Abe: A Walk on the Wild Side

- By Bruce McKinney

none


An alternative that banks the fires and works for both regular book sellers and the rare book trade is a system of listing rates that are tied to asking prices rather than to actual transactions. Basically a seller would pay more to list and be given the opportunity to tell potential buyers they can buy through Abe or directly from them. It need not be too complex and might work like this. Today Abe assesses modest listing fees for various quantity levels. Give Abe sellers the option to choose the current listing rates and 8% sales commission or pay higher listing rates and be able to promote a direct purchase option. A significant percentage of buyers are going to buy through Abe whether the dealer wants it or not but they'll have the option to show buyers that direct purchase is possible.

In a listing fee system tied to asking prices it seems only a few price levels need to be considered. In this example I've assumed three levels and that the listing fee for books priced between $50.01 and $250 is twice the listing fee for material priced at $50 or less. Books priced above $250 would, in this example, cost 3 times as much to list as items priced at $50 or less. Because more expensive material usually is more thoroughly described Abe could permit extensive descriptions on more expensive listings and potentially limit the descriptions available at the minimum listing cost to some reasonable level.

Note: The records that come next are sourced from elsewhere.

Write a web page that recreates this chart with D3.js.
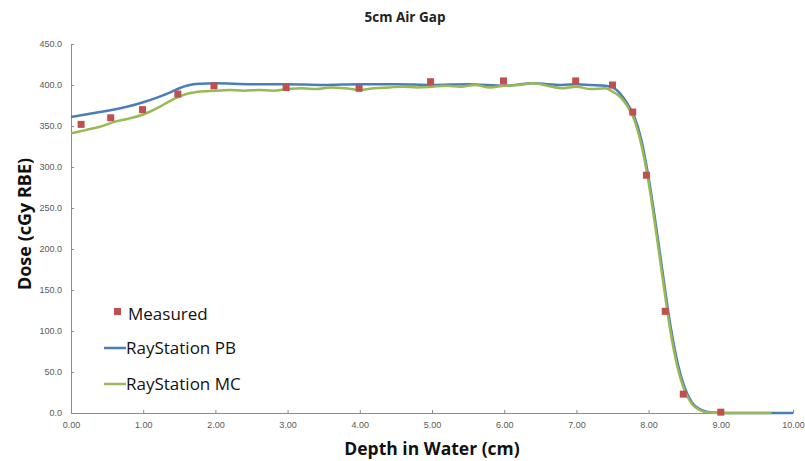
<!DOCTYPE html>
<html>
<head>
<meta charset="utf-8">
<script src="https://cdn.jsdelivr.net/npm/d3@7"></script>
<style>
  body { margin: 0; background: #fff; }
  svg { display: block; font-family: "Open Sans", "DejaVu Sans", sans-serif; }
  .axis path, .axis line { stroke: #8c8c8c; }
  .axis text { fill: #595959; font-size: 9px; }
</style>
</head>
<body>
<svg width="805" height="461"></svg>
<script>
// measured points [depth cm, dose cGy RBE]
var measured = [
  [0.14, 352], [0.55, 360], [0.99, 370], [1.48, 389], [1.98, 399],
  [2.98, 397], [3.99, 396], [4.98, 404], [5.99, 405], [6.99, 405],
  [7.50, 400], [7.78, 367], [7.97, 290], [8.23, 124], [8.48, 23], [9.00, 1]
];

// RayStation pencil beam
var pbCurve = [
  [0.0, 361], [0.2, 364], [0.4, 367], [0.6, 370], [0.8, 374], [1.0, 379],
  [1.2, 385], [1.4, 392], [1.5, 396], [1.6, 399], [1.7, 401], [1.8, 401.5],
  [2.0, 402], [2.5, 401], [3.0, 401], [3.5, 400], [4.0, 401], [4.5, 401],
  [5.0, 400], [5.5, 401], [6.0, 399], [6.4, 402], [6.8, 400], [7.0, 401],
  [7.2, 400], [7.4, 399], [7.5, 397], [7.6, 390], [7.7, 378], [7.8, 362],
  [7.9, 333], [8.0, 287], [8.1, 230], [8.2, 168], [8.3, 108], [8.4, 62],
  [8.5, 31], [8.6, 13], [8.7, 5], [8.8, 1.5], [8.9, 0.5], [9.0, 0], [10.0, 0]
];

// RayStation Monte Carlo
var mcCurve = [
  [0.0, 341], [0.2, 345], [0.4, 349], [0.6, 355], [0.8, 359], [1.0, 364],
  [1.2, 372], [1.4, 382], [1.5, 386], [1.6, 389], [1.8, 392], [2.0, 393],
  [2.2, 394], [2.4, 393], [2.6, 394], [2.8, 393], [3.0, 395], [3.2, 396],
  [3.4, 395], [3.6, 397], [3.8, 396], [4.0, 394], [4.2, 396], [4.4, 397],
  [4.6, 398], [4.8, 397], [5.0, 398], [5.2, 399], [5.4, 398], [5.6, 400],
  [5.8, 397], [6.0, 399], [6.2, 400], [6.4, 402], [6.6, 399], [6.8, 396],
  [7.0, 398], [7.2, 395], [7.4, 396], [7.5, 392], [7.6, 386], [7.7, 375],
  [7.8, 358], [7.9, 327], [8.0, 281], [8.1, 223], [8.2, 161], [8.3, 101],
  [8.4, 56], [8.5, 27], [8.6, 11], [8.7, 4], [8.8, 1], [9.0, 0], [9.7, 0]
];

var xTicks = [0, 1, 2, 3, 4, 5, 6, 7, 8, 9, 10];
var yTicks = [0, 50, 100, 150, 200, 250, 300, 350, 400, 450];
var legendNames = ['Measured', 'RayStation PB', 'RayStation MC'];

var colors = { measured: '#c0504d', pb: '#4a7ebb', mc: '#98b954' };

var svg = d3.select('svg');

var x = d3.scaleLinear().domain([0, 10]).range([71, 793]);
var y = d3.scaleLinear().domain([0, 450]).range([413, 44]);

// x axis
var xAxis = d3.axisBottom(x).tickValues(xTicks)
  .tickFormat(d3.format('.2f')).tickSizeInner(-3).tickSizeOuter(0).tickPadding(9);
svg.append('g').attr('class', 'axis')
  .attr('transform', 'translate(0,' + y(0) + ')')
  .call(xAxis);

// y axis
var yAxis = d3.axisLeft(y).tickValues(yTicks)
  .tickFormat(d3.format('.1f')).tickSizeInner(-3).tickSizeOuter(0).tickPadding(9);
svg.append('g').attr('class', 'axis')
  .attr('transform', 'translate(' + x(0) + ',0)')
  .call(yAxis);

var line = d3.line()
  .x(function(d){ return x(d[0]); })
  .y(function(d){ return y(d[1]); })
  .curve(d3.curveMonotoneX);

svg.append('path').datum(pbCurve)
  .attr('d', line).attr('fill', 'none')
  .attr('stroke', colors.pb).attr('stroke-width', 2.5);

svg.append('path').datum(mcCurve)
  .attr('d', line).attr('fill', 'none')
  .attr('stroke', colors.mc).attr('stroke-width', 2.5);

// measured squares
svg.selectAll('.pt').data(measured).enter()
  .append('rect').attr('class', 'pt')
  .attr('x', function(d){ return x(d[0]) - 3.5; })
  .attr('y', function(d){ return y(d[1]) - 3.5; })
  .attr('width', 7).attr('height', 7)
  .attr('fill', colors.measured);

// title
svg.append('text').attr('x', 405).attr('y', 22)
  .attr('text-anchor', 'middle').attr('font-size', 13.5).attr('font-weight', 'bold')
  .attr('fill', '#222').text('5cm Air Gap');

// axis titles
svg.append('text').attr('x', 432).attr('y', 455)
  .attr('text-anchor', 'middle').attr('font-size', 17.5).attr('font-weight', 'bold')
  .attr('fill', '#111').text('Depth in Water (cm)');

svg.append('text')
  .attr('transform', 'translate(31,224) rotate(-90)')
  .attr('text-anchor', 'middle').attr('font-size', 18).attr('font-weight', 'bold')
  .attr('fill', '#111').text('Dose (cGy RBE)');

// legend
var lg = svg.append('g');
lg.append('rect').attr('x', 114).attr('y', 308).attr('width', 7).attr('height', 7)
  .attr('fill', colors.measured);
lg.append('line').attr('x1', 104).attr('x2', 126).attr('y1', 348).attr('y2', 348)
  .attr('stroke', colors.pb).attr('stroke-width', 2.5);
lg.append('line').attr('x1', 104).attr('x2', 126).attr('y1', 384).attr('y2', 384)
  .attr('stroke', colors.mc).attr('stroke-width', 2.5);
var legendY = [320, 354, 390];
lg.selectAll('.lt').data(legendNames).enter()
  .append('text').attr('class', 'lt')
  .attr('x', function(d, i){ return i == 0 ? 128 : 126; })
  .attr('y', function(d, i){ return legendY[i]; })
  .attr('font-size', 17).attr('fill', '#111')
  .text(function(d){ return d; });
</script>
</body>
</html>
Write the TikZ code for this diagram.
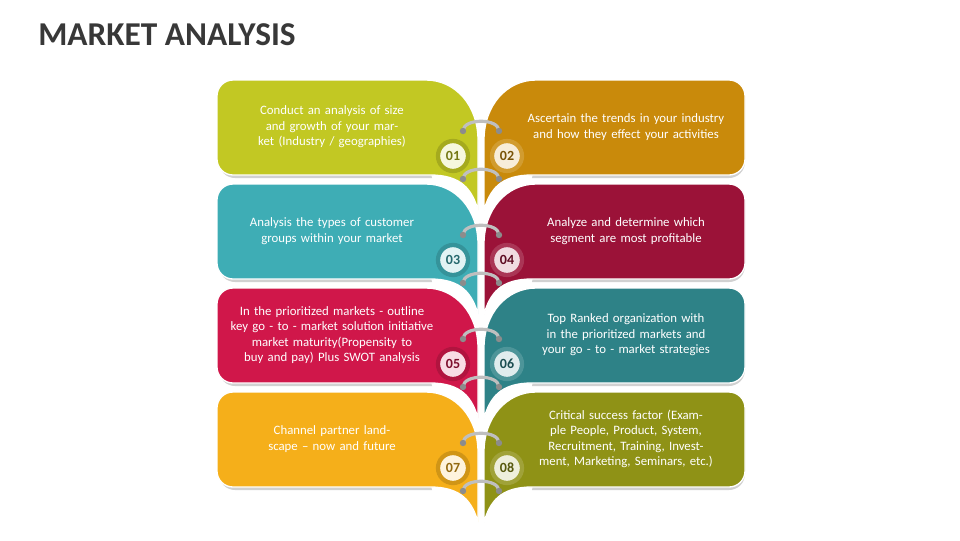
\documentclass[tikz,border=0pt]{standalone}
\usepackage{fontspec}
\setmainfont{Carlito}
\begin{document}
\begin{tikzpicture}[x=0.75pt,y=-0.75pt,
  txt/.style={text=white,align=center,text width=205*0.75pt,font=\fontsize{9.6}{11.6}\selectfont,inner sep=0pt},
  num/.style={circle,line width=3.2pt,minimum size=30*0.75pt,inner sep=0pt,font=\fontsize{10.5}{12}\selectfont\bfseries},
  hook/.style={draw=black!25,line width=2.4pt},
  dot/.style={fill=black!45}]
\useasboundingbox (0,0) rectangle (960,540);
\node[anchor=west,font=\fontsize{25}{28}\selectfont\bfseries,text=black!78,inner sep=0pt] (title) at (38,35) {MARKET ANALYSIS};
\definecolor{c1}{HTML}{C2C823}\definecolor{c2}{HTML}{C98A0B}
\definecolor{c3}{HTML}{3EADB5}\definecolor{c4}{HTML}{9B1238}
\definecolor{c5}{HTML}{D0174A}\definecolor{c6}{HTML}{2E8287}
\definecolor{c7}{HTML}{F5AF1A}\definecolor{c8}{HTML}{8F9216}
\foreach \T/\cl/\cr/\nl/\nr/\tl/\tr [count=\i] in {
 80/c1/c2/01/02/{Conduct an analysis of size and growth of your market (Industry / geographies)}/{Ascertain the trends in your industry and how they effect your activities},
 184/c3/c4/03/04/{Analysis the types of customer groups within your market}/{Analyze and determine which segment are most profitable},
 288/c5/c6/05/06/{In the prioritized markets - outline key go - to - market solution initiative market maturity(Propensity to buy and pay) Plus SWOT analysis}/{Top Ranked organization with in the prioritized markets and your go - to - market strategies},
 392/c7/c8/07/08/{Channel partner landscape -- now and future}/{Critical success factor (Example People, Product, System, Recruitment, Training, Investment, Marketing, Seminars, etc.)}}{
  % shadows
  \fill[black!18] [rounded corners=12] (432,\T+98) -- (219,\T+98) -- (219,\T+3) -- (412,\T+3);
  \fill[black!18] [rounded corners=12] (532,\T+98) -- (745,\T+98) -- (745,\T+3) -- (552,\T+3);
  % left block
  \filldraw[fill=\cl,draw=white,line width=1pt] [rounded corners=12] (430,\T+95) -- (217,\T+95) -- (217,\T) -- (410,\T) [sharp corners]
     .. controls (455,\T) and (478,\T+25) .. (478,\T+60) -- (478,\T+130)
     .. controls (472,\T+110) and (462,\T+95) .. (430,\T+95) -- cycle;
  % right block
  \filldraw[fill=\cr,draw=white,line width=1pt] [rounded corners=12] (532,\T+95) -- (745,\T+95) -- (745,\T) -- (552,\T) [sharp corners]
     .. controls (507,\T) and (484,\T+25) .. (484,\T+60) -- (484,\T+130)
     .. controls (490,\T+110) and (500,\T+95) .. (532,\T+95) -- cycle;
  \node[txt] (tl\i) at (332,\T+47) {\tl};
  \node[txt] (tr\i) at (626,\T+47) {\tr};
  % hooks
  \draw[hook] (463,\T+51) .. controls (463,\T+38) and (499,\T+38) .. (499,\T+51);
  \draw[hook] (463,\T+99) .. controls (463,\T+86) and (499,\T+86) .. (499,\T+99);
  \foreach \hx/\hy in {463/51,499/51,463/99,499/99} \fill[dot] (\hx,\T+\hy) circle (3.2);
  \node[num,draw=\cl!85!black,fill=\cl!15,text=\cl!60!black] (n\nl) at (453,\T+76) {\nl};
  \node[num,draw=\cr!85!white,fill=\cr!15,text=\cr!60!black] (n\nr) at (507,\T+76) {\nr};
}
\end{tikzpicture}
\end{document}
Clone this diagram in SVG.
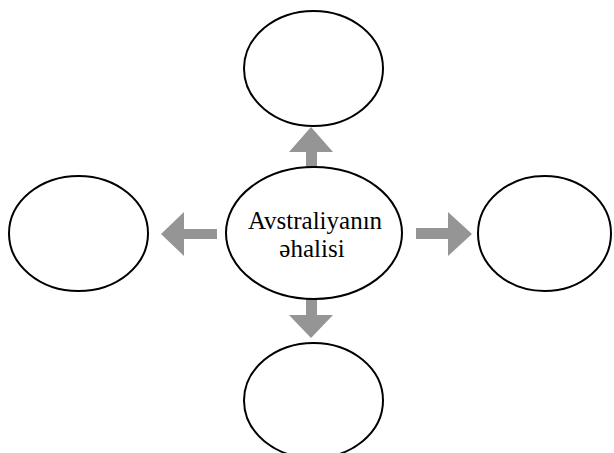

X For books priced up to $50
XX For books priced from $50.01 to $250
XXX For books priced from $250.01 up
As an example a seller could list 500 units with asking prices up to $50, 350 books that are priced between $50.01 and $250 and 150 that are priced higher than $250.01. They would pay to list 1,000 books and pay a surcharge on the books priced above $50.01 and a higher surcharge on books priced at $250.01 and higher.

This would give Abe the higher revenue it deserves, give typical Abe sellers access to the order processing if they need or want it and permit those antiquarian booksellers who put their emphasis on customer relationships an opportunity to conduct their business in a way that works for them. It restores peace in the house and lets Abe get back to the business of building its business, something it has shown itself to be very good at doing.